Friday, March 16, 2012

IPHONE DIARIES.









holden,

this week the rain has been endless, an everlasting drizzle, gray clouds smothering the skyline, a heavy fog eclipsing the sun from view.  we have been bottled up indoors, biding our time until the rain subsides, the little man wild and unrestrained.

yesterday we ventured out into the foreboding wall of gray, released from our captivity,  cowering under an umbrella as the rain pelted down from above.  you were fascinated by the blue and white canopy and the wet world surrounding us.  the wind whispers in the trees and you look up to watch and listen because you are connected in a way that i am not, noticing all the little things of our surrounding environment that i have long forgotten how to notice, too busy with life to notice.  the spring blooms drift off their stems blowing wishes into the breeze, a showering mist of rain and beginnings.
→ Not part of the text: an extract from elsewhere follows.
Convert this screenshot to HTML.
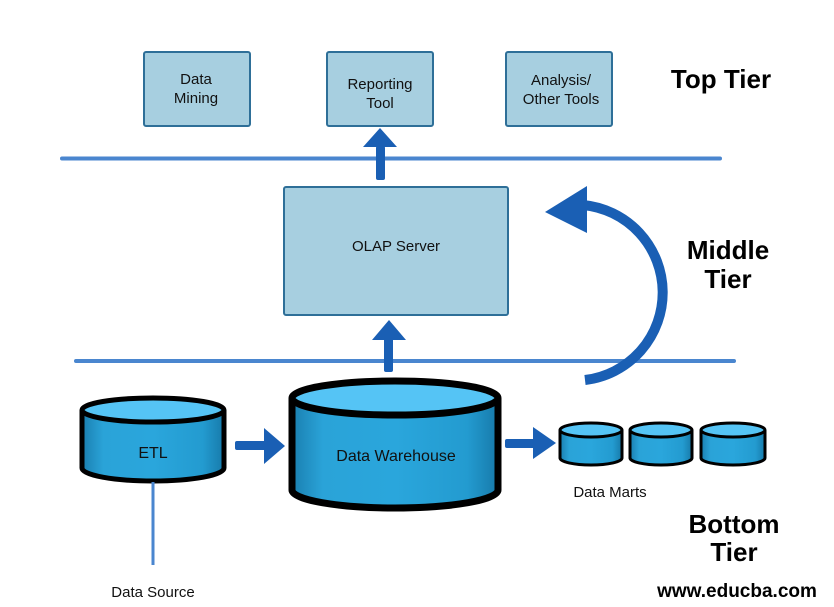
<!DOCTYPE html>
<html><head><meta charset="utf-8"><style>
html,body{margin:0;padding:0;background:#fff;}
svg{display:block;}
text{font-family:"Liberation Sans",sans-serif;}
</style></head><body>
<svg width="834" height="607" viewBox="0 0 834 607" xmlns="http://www.w3.org/2000/svg">
<defs>
<linearGradient id="cyl" x1="0" x2="1" y1="0" y2="0">
<stop offset="0" stop-color="#1a7fb0"/><stop offset="0.15" stop-color="#2aa3d8"/>
<stop offset="0.5" stop-color="#2aa6dc"/><stop offset="0.85" stop-color="#239bd0"/><stop offset="1" stop-color="#177aaa"/>
</linearGradient>
</defs>
<!-- tier lines -->
<line x1="62" y1="158.5" x2="720" y2="158.5" stroke="#4a86cf" stroke-width="4" stroke-linecap="round"/>
<line x1="76" y1="361" x2="734" y2="361" stroke="#4a86cf" stroke-width="4" stroke-linecap="round"/>
<!-- top boxes -->
<g fill="#a7cfe0" stroke="#2e6f98" stroke-width="2">
<rect x="144" y="52" width="106" height="74" rx="2"/>
<rect x="327" y="52" width="106" height="74" rx="2"/>
<rect x="506" y="52" width="106" height="74" rx="2"/>
<rect x="284" y="187" width="224" height="128" rx="2"/>
</g>
<g font-size="15" fill="#111" text-anchor="middle">
<text x="196" y="84">Data</text><text x="196" y="103">Mining</text>
<text x="380" y="89">Reporting</text><text x="380" y="108">Tool</text>
<text x="561" y="85">Analysis/</text><text x="561" y="104">Other Tools</text>
<text x="396" y="251">OLAP Server</text>
</g>
<!-- up arrows -->
<g fill="#1a5fb4">
<rect x="376" y="146" width="9" height="34" rx="2"/>
<polygon points="363,147 380,128 397,147"/>
<rect x="384" y="338" width="9" height="34" rx="2"/>
<polygon points="372,340 389,320 406,340"/>
</g>
<!-- curved arrow -->
<path d="M585,380 A88,88 0 0 0 583,205" fill="none" stroke="#1a5fb4" stroke-width="10"/>
<polygon points="545,212 587,186 587,233" fill="#1a5fb4"/>
<!-- tier labels -->
<g font-weight="bold" fill="#000" text-anchor="middle" font-size="26">
<text x="721" y="88">Top Tier</text>
<text x="728" y="259">Middle</text><text x="728" y="288">Tier</text>
<text x="734" y="533">Bottom</text><text x="734" y="561">Tier</text>
</g>
<text x="737" y="597" font-weight="bold" font-size="19" text-anchor="middle" fill="#000">www.educba.com</text>
<!-- ETL cylinder -->
<path d="M82,410 L82,468 A71,13 0 0 0 224,468 L224,410" fill="url(#cyl)" stroke="#000" stroke-width="5"/>
<ellipse cx="153" cy="410" rx="71" ry="12" fill="#55c4f5" stroke="#000" stroke-width="5"/>
<text x="153" y="458" font-size="16" text-anchor="middle" fill="#111">ETL</text>
<line x1="153" y1="482" x2="153" y2="565" stroke="#4a86cf" stroke-width="3"/>
<text x="153" y="597" font-size="15" text-anchor="middle" fill="#111">Data Source</text>
<!-- Data warehouse -->
<path d="M292,398 L292,490 A103,18 0 0 0 498,490 L498,398" fill="url(#cyl)" stroke="#000" stroke-width="7"/>
<ellipse cx="395" cy="398" rx="103" ry="17" fill="#55c4f5" stroke="#000" stroke-width="7"/>
<text x="396" y="461" font-size="16" text-anchor="middle" fill="#111">Data Warehouse</text>
<!-- arrows right -->
<g fill="#1a5fb4">
<rect x="235" y="441" width="32" height="9" rx="2"/>
<polygon points="264,428 285,446 264,464"/>
<rect x="505" y="439" width="32" height="9" rx="2"/>
<polygon points="533,427 556,443 533,459"/>
</g>
<!-- data marts -->
<g stroke="#000" stroke-width="3">
<path d="M560,430 L560,458 A31,7 0 0 0 622,458 L622,430" fill="url(#cyl)"/>
<ellipse cx="591" cy="430" rx="31" ry="7" fill="#55c4f5"/>
<path d="M630,430 L630,458 A31,7 0 0 0 692,458 L692,430" fill="url(#cyl)"/>
<ellipse cx="661" cy="430" rx="31" ry="7" fill="#55c4f5"/>
<path d="M701,430 L701,458 A32,7 0 0 0 765,458 L765,430" fill="url(#cyl)"/>
<ellipse cx="733" cy="430" rx="32" ry="7" fill="#55c4f5"/>
</g>
<text x="610" y="497" font-size="15" text-anchor="middle" fill="#111">Data Marts</text>
</svg>
</body></html>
the heavy rain gave way to a light sprinkling so we stepped out from under our covering into the elements letting it envelope us into obscurity, the world vacant except for us, my rain boots beating the damp pavement.  you took a sharp inhale, squinting up a the wall of white reflecting into your eyes, a crisp and cool mist staining your rosy cheeks with fresh dew.  and it's all new to you.  it holds you spellbound.

we dream of the days when the world is nothing but sun and honey, but you reminded me that these days, when the world is drenched and dim, i should still venture out with you, exploring every part of the world that you haven't seen because the entire world is your playground.